TASK PROMPT: Write out, word for word, the stretch of lines beginning at the one with "Recreate this image" and ending at the one with "import seaborn as sns", omitting the images.

GIVEN ENTRIES:

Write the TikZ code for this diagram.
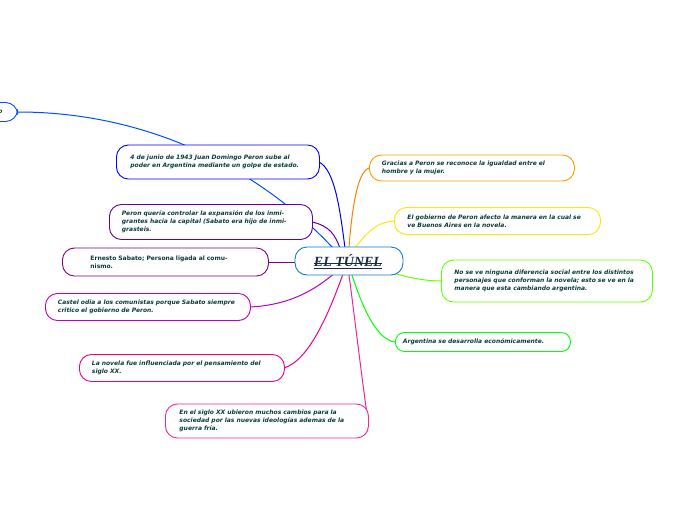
\documentclass[tikz,border=0pt]{standalone}
\usepackage{fontspec}
\setmainfont{DejaVu Sans}
\newfontfamily\titlefont{Liberation Serif}
\begin{document}
\begin{tikzpicture}[x=1pt,y=-1pt,line width=0.9pt,
  box/.style={draw,rounded corners=12pt,fill=white,inner sep=0pt,text=txt,align=left,font=\fontsize{6}{8}\selectfont\bfseries\itshape},
  edge/.style={line width=1pt}]
\definecolor{txt}{HTML}{0B3B3B}
\definecolor{ttl}{HTML}{1A2A4A}
\useasboundingbox (0,0) rectangle (696,520);
% connectors first
\draw[edge,color=blue!70!cyan] (18,112) .. controls (150,112) and (260,170) .. (333,248);
\draw[edge,color=blue] (319,162) .. controls (335,170) and (340,210) .. (345,248);
\draw[edge,color=violet!80!blue] (312,222) .. controls (330,226) and (335,235) .. (340,248);
\draw[edge,color=violet] (268,262) -- (296,262);
\draw[edge,color=violet!50!magenta] (250,307) .. controls (290,305) and (315,290) .. (336,272);
\draw[edge,color=magenta] (284,368) .. controls (310,360) and (330,310) .. (343,274);
\draw[edge,color=magenta!80!pink] (368,421) .. controls (362,380) and (355,320) .. (349,275);
\draw[edge,color=orange] (369,168) .. controls (357,172) and (352,210) .. (349,247);
\draw[edge,color=yellow!90!orange] (394,221) .. controls (375,222) and (365,235) .. (355,248);
\draw[edge,color=green!60!yellow] (441,281) .. controls (420,281) and (400,275) .. (390,272);
\draw[edge,color=green] (395,342) .. controls (375,340) and (360,300) .. (352,275);
% nodes
\node[box,draw=cyan!60!blue,minimum width=108pt,minimum height=28pt] (m) at (349,261) {};
\node[inner sep=0pt,text=ttl,font=\titlefont\fontsize{14}{16}\selectfont\bfseries\itshape] (mt) at (348,261) {EL TÚNEL};
\draw[ttl,line width=0.8pt] (mt.base west) ++(0,1.5) -- ([yshift=-1.5pt]mt.base east);
\draw[ttl,line width=0.8pt] ([yshift=3.5pt]mt.base west) -- ([yshift=3.5pt]mt.base east);
\node[box,draw=blue!70!cyan,minimum width=60pt,minimum height=19pt,anchor=east] (o) at (18,112) {\hspace*{36pt}o\hspace*{10pt}};
\node[box,draw=blue,minimum width=203pt,minimum height=34pt,anchor=west,text width=175pt] (n1) at (116,162)
  {4 de junio de 1943 Juan Domingo Peron sube al poder en Argentina mediante un golpe de estado.};
\node[box,draw=violet!80!blue,minimum width=203pt,minimum height=35pt,anchor=west,text width=178pt] (n2) at (109,222)
  {Peron quería controlar la expansión de los inmigrantes hacia la capital (Sabato era hijo de inmigrasteis.};
\node[box,draw=violet,minimum width=206pt,minimum height=28pt,anchor=west,text width=150pt,font=\fontsize{6}{8}\selectfont\bfseries] (n3) at (62,262)
  {Ernesto Sabato; Persona ligada al comunismo.};
\node[box,draw=violet!50!magenta,minimum width=205pt,minimum height=27pt,anchor=west,text width=180pt] (n4) at (45,307)
  {Castel odia a los comunistas porque Sabato siempre critico el gobierno de Peron.};
\node[box,draw=magenta,minimum width=205pt,minimum height=27pt,anchor=west,text width=180pt] (n5) at (79,368)
  {La novela fue influenciada por el pensamiento del siglo XX.};
\node[box,draw=magenta!80!pink,minimum width=203pt,minimum height=34pt,anchor=west,text width=175pt] (n6) at (165,421)
  {En el siglo XX ubieron muchos cambios para la sociedad por las nuevas ideologías ademas de la guerra fría.};
\node[box,draw=orange!80!yellow,minimum width=205pt,minimum height=26pt,anchor=west,text width=180pt] (r1) at (369,168)
  {Gracias a Peron se reconoce la igualdad entre el hombre y la mujer.};
\node[box,draw=yellow!90!orange,minimum width=206pt,minimum height=27pt,anchor=west,text width=180pt] (r2) at (394,221)
  {El gobierno de Peron afecto la manera en la cual se ve Buenos Aires en la novela.};
\node[box,draw=green!60!yellow,minimum width=211pt,minimum height=42pt,anchor=west,text width=185pt] (r3) at (441,281)
  {No se ve ninguna diferencia social entre los distintos personajes que conforman la novela; esto se ve en la manera que esta cambiando argentina.};
\node[box,draw=green,minimum width=175pt,minimum height=19pt,anchor=west,text width=160pt,rounded corners=9pt] (r4) at (395,342)
  {Argentina se desarrolla económicamente.};
\end{tikzpicture}
\end{document}
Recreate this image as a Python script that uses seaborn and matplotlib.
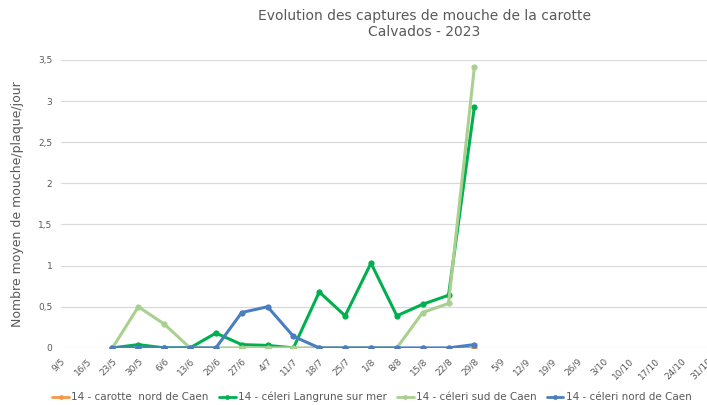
import pandas as pd
import numpy as np
import matplotlib.pyplot as plt
import seaborn as sns

# Axe des dates (semaines)
dates = ['9/5', '16/5', '23/5', '30/5', '6/6', '13/6', '20/6', '27/6', '4/7',
         '11/7', '18/7', '25/7', '1/8', '8/8', '15/8', '22/8', '29/8', '5/9',
         '12/9', '19/9', '26/9', '3/10', '10/10', '17/10', '24/10', '31/10']

# Dates avec relevés : 23/5 -> 29/8
obs_dates = ['23/5', '30/5', '6/6', '13/6', '20/6', '27/6', '4/7', '11/7',
             '18/7', '25/7', '1/8', '8/8', '15/8', '22/8', '29/8']

carotte_nord = [0, 0, 0, 0, 0, 0, 0, 0, 0, 0, 0, 0, 0, 0, 0]
celeri_langrune = [0, 0.04, 0, 0, 0.18, 0.04, 0.03, 0, 0.68, 0.39, 1.03, 0.39, 0.53, 0.64, 2.93]
celeri_sud = [0, 0.50, 0.29, 0, 0, 0, 0, 0, 0, 0, 0, 0, 0.43, 0.54, 3.41]
celeri_nord = [0, 0, 0, 0, 0, 0.43, 0.50, 0.14, 0, 0, 0, 0, 0, 0, 0.04]

series = {
    '14 - carotte  nord de Caen': carotte_nord,
    '14 - céleri Langrune sur mer': celeri_langrune,
    '14 - céleri sud de Caen': celeri_sud,
    '14 - céleri nord de Caen': celeri_nord,
}
colors = ['#F79646', '#00B050', '#A9D08E', '#4A7EC0']

rows = []
for name, vals in series.items():
    for d, v in zip(obs_dates, vals):
        rows.append({'pos': dates.index(d), 'valeur': v, 'serie': name})
df = pd.DataFrame(rows)

sns.set_style("white")
plt.rcParams['font.family'] = ['DejaVu Sans']

fig = plt.figure(figsize=(7.07, 4.05), dpi=100)
ax = fig.add_axes([0.086, 0.141, 0.914, 0.711])

sns.lineplot(data=df, x='pos', y='valeur', hue='serie', palette=colors,
             marker='o', markersize=4.5, markeredgewidth=0, linewidth=2.2,
             sort=False, legend=False, ax=ax)

ax.set_xlim(0, len(dates) - 1)
ax.set_ylim(0, 3.5)
ax.set_xticks(range(len(dates)))
ax.set_xticklabels(dates, rotation=45, ha='right', rotation_mode='anchor',
                   fontsize=6.5, color='#595959')
yt = np.arange(0, 3.51, 0.5)
ax.set_yticks(yt)
ax.set_yticklabels([f'{v:g}'.replace('.', ',') for v in yt], fontsize=6.5, color='#595959')
ax.tick_params(axis='both', length=0, pad=6)
ax.yaxis.grid(True, color='#D9D9D9', linewidth=0.9)
ax.set_axisbelow(True)
for s in ax.spines.values():
    s.set_visible(False)

ax.set_xlabel('')
ax.set_ylabel('Nombre moyen de mouche/plaque/jour', fontsize=9, color='#595959', labelpad=10)

fig.text(0.600, 0.941, 'Evolution des captures de mouche de la carotte\nCalvados - 2023',
         ha='center', va='center', fontsize=10, color='#595959', linespacing=1.25)

handles = [plt.Line2D([], [], color=c, marker='o', markersize=3.5, markeredgewidth=0,
                      linewidth=2) for c in colors]
fig.legend(handles, list(series.keys()), loc='center', bbox_to_anchor=(0.526, 0.02),
           ncol=4, frameon=False, fontsize=7.5, handlelength=1.6, handletextpad=0.2,
           columnspacing=1.0, labelcolor='#595959')

fig.savefig('out.png', dpi=100)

TASK RESPONSE:
Recreate this image as a Python script that uses seaborn and matplotlib.
import pandas as pd
import numpy as np
import matplotlib.pyplot as plt
import seaborn as sns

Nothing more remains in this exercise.